Published in The History of Parliament: the House of Commons 1790-1820, ed. R. Thorne, 1986
Available from Boydell and Brewer

Constituency

Dates

1802 - 1806
1806 - 13 Sept. 1809

Family and Education

b. ?1758, 2nd surv. s. of Colin Mackenzie of Kilcoy, Ross by Martha, da. and coh. of Charles Fraser of Castle Fraser and Inverallochy. educ. privately; Aberdeen Univ. m. 1786, Helen, da. of Maj. William Mackenzie, 2s. 2da. suc. mother to Inverallochy estate 1803 and took additional name of Fraser by royal lic. 22 July 1803.

Offices Held

Entered army 1778; lt. 73 Ft. 1778, adj. 1779, capt. 1781, half-pay 1783, ret. 1784; maj. 78 Ft. 1793, lt.-col. 1794, col. 1796-d.; brevet col. 1796, maj.-gen. 1802, lt.-gen. 1808.

Biography

According to a memoir published five years after his death, Mackenzie entered the Edinburgh banking house of Sir William Forbes & Co. on completing his education.1 In 1778 he accepted Lord Macleod’s offer of a commission in the 73rd Highlanders and served throughout the defence of Gibraltar. He returned home at the end of the war, gave up his commission and married the sister of Francis Humberston Mackenzie* (later Lord Seaforth), who in 1793 appointed him major in the 78th Highlanders. The following year Mackenzie went with the regiment to Flanders, where he fought with distinction in the retreat. In 1796, having taken command of the regiment, he went to the Cape and thence to India, where he served for three years.

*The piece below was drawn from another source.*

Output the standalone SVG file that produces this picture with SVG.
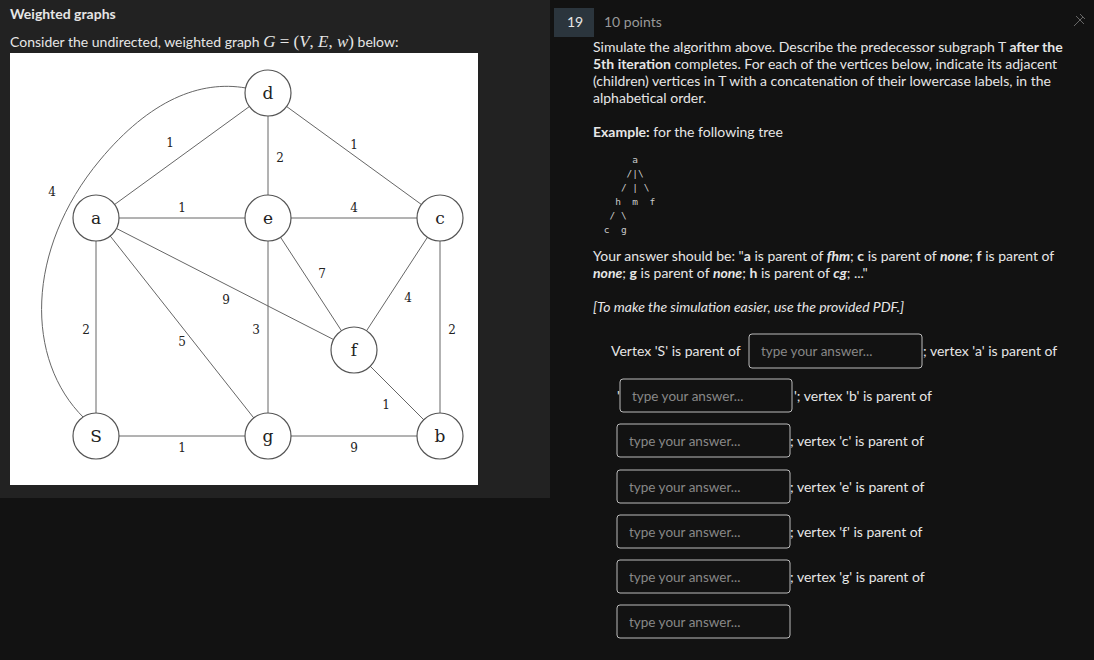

In 1794, Seaforth told the Duke of Portland that he planned to put Mackenzie up for Tain Burghs (where he had been active on Seaforth’s behalf in the disputes of the 1780s) at the next election, but he did not do so. At the general election of 1802 he was returned for Cromarty, the seat having been placed at Seaforth’s disposal by Henry Dundas to prevent any attack on his relative Sir Charles Ross in Ross-shire.2 Immediately after the election Charles Innes considered him ‘independent of Mr Dundas’, but a list of the same date in the Melville papers numbered him among ‘partisans to the politics of Mr Pitt and Mr Dundas’. In April 1804 Pitt told Melville that steps had been taken to bring Mackenzie up for the attack on Addington,3 and he voted against government in the divisions of 23 and 25 Apr. He was classed as a supporter of Pitt’s second ministry in the government list of September 1804, voted against the censure of Melville, 8 Apr. 1805, and was again listed under ‘Pitt’ in July.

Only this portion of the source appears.